The North American interior is dotted with spurious lakes, including a large Carolina lake, and a curious take on the drainage system of the Mississippi River. The Rio Grande is mapped with fair accuracy. The colony of Jamestown is plotted.

The map also depicts a partial coastline of New Zealand, based upon the discoveries of Abel Tasman, with the rest cleverly hidden under a cartouche.

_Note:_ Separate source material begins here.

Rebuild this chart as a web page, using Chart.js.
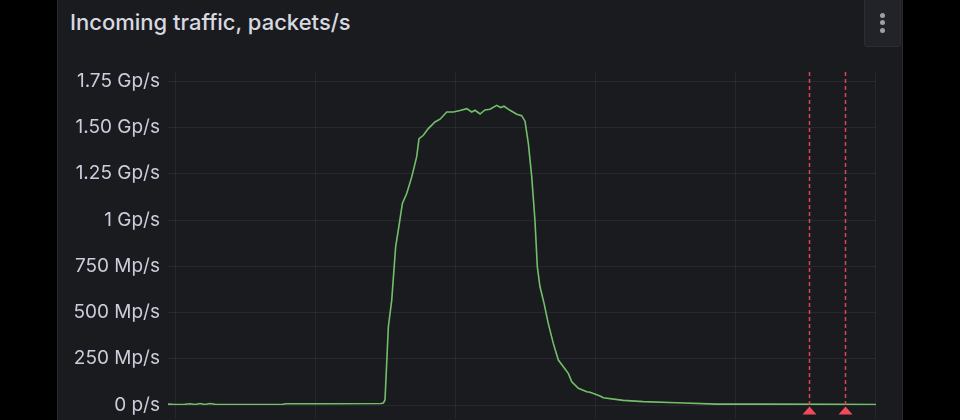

This is the first state of the map, with publisher “Chez l’Autheur.”

Cartographer(s)

Nicholas de Fer

Nicolas De Fer (1646–1720) was a French cartographer and geographer, who also worked as an engraver and publisher. He was renowned for his massive output and his pleasant visual designs. He was the son of Parisian cartographer and began apprenticing at an early age. By twelve, however, he shifted his apprenticeship to the closely associated field of engraving – a move his father no doubt condoned, as it might enhance his competitive position on the market with son as a trained engraver. De Fer’s father died in 1673, but Nicolas did not take over the company until 1687, at which point it had been virtually run it into the ground. Nicolas nevertheless had a knack for business and soon turned things around. By 1690, he was so successful that he won employment as the official geographer to Louis, Le Grand Dauphin of France and son of the reigning French king, Louis XIV. Soon after, and with support from the Spanish and French courts, De Fer was also appointed the official geographer for King Louis XIV. In 1720, shortly before his death, he was even given the honor of being appointed royal geographer to Philip V, king of Spain.

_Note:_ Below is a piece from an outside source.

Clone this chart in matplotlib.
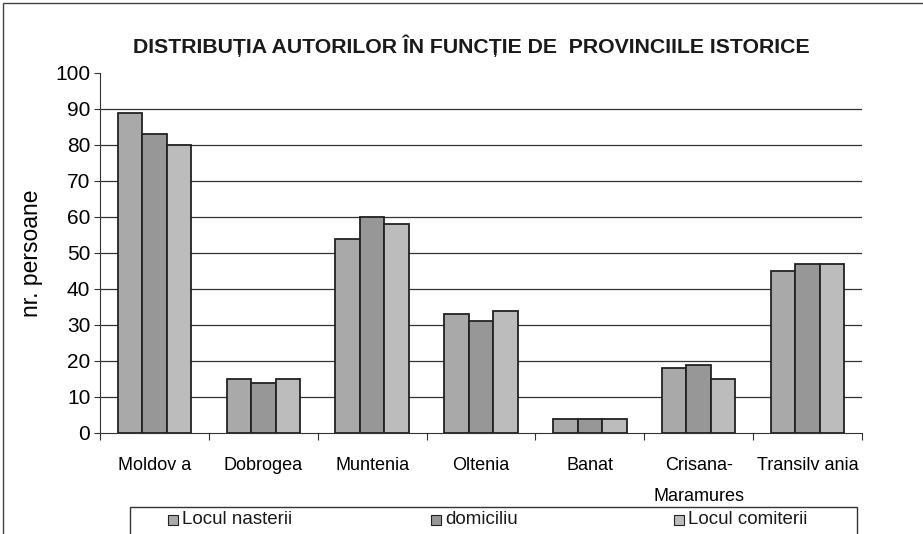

De Fer’s popularity in the Bourbon royal circles was largely due to his appreciation of the propagandistic effects of strategic cartography. But no doubt his keen sense of aesthetics helped as well. Whatever the case, his maps were hugely popular, well funded, and widely distributed. He was impressively productive, publishing more than 600 sheets from his atelier, and covering everything from town plans to world maps. Many of his maps rode the political conjunctures of the age. Hardly would a territory have been won or surrendered before De Fer’s atelier was working on a map delineating the new realities.

Condition Description

Remnants of a few pieces of archival tape to backside; tears at top left corner and vertical fold expertly repaired, washed with a few areas of loss at margins, still very nice, with clear impression; very good.

References

Leighly 105; McLaughlin 135; Tooley 61; Wagner NW Coast 482.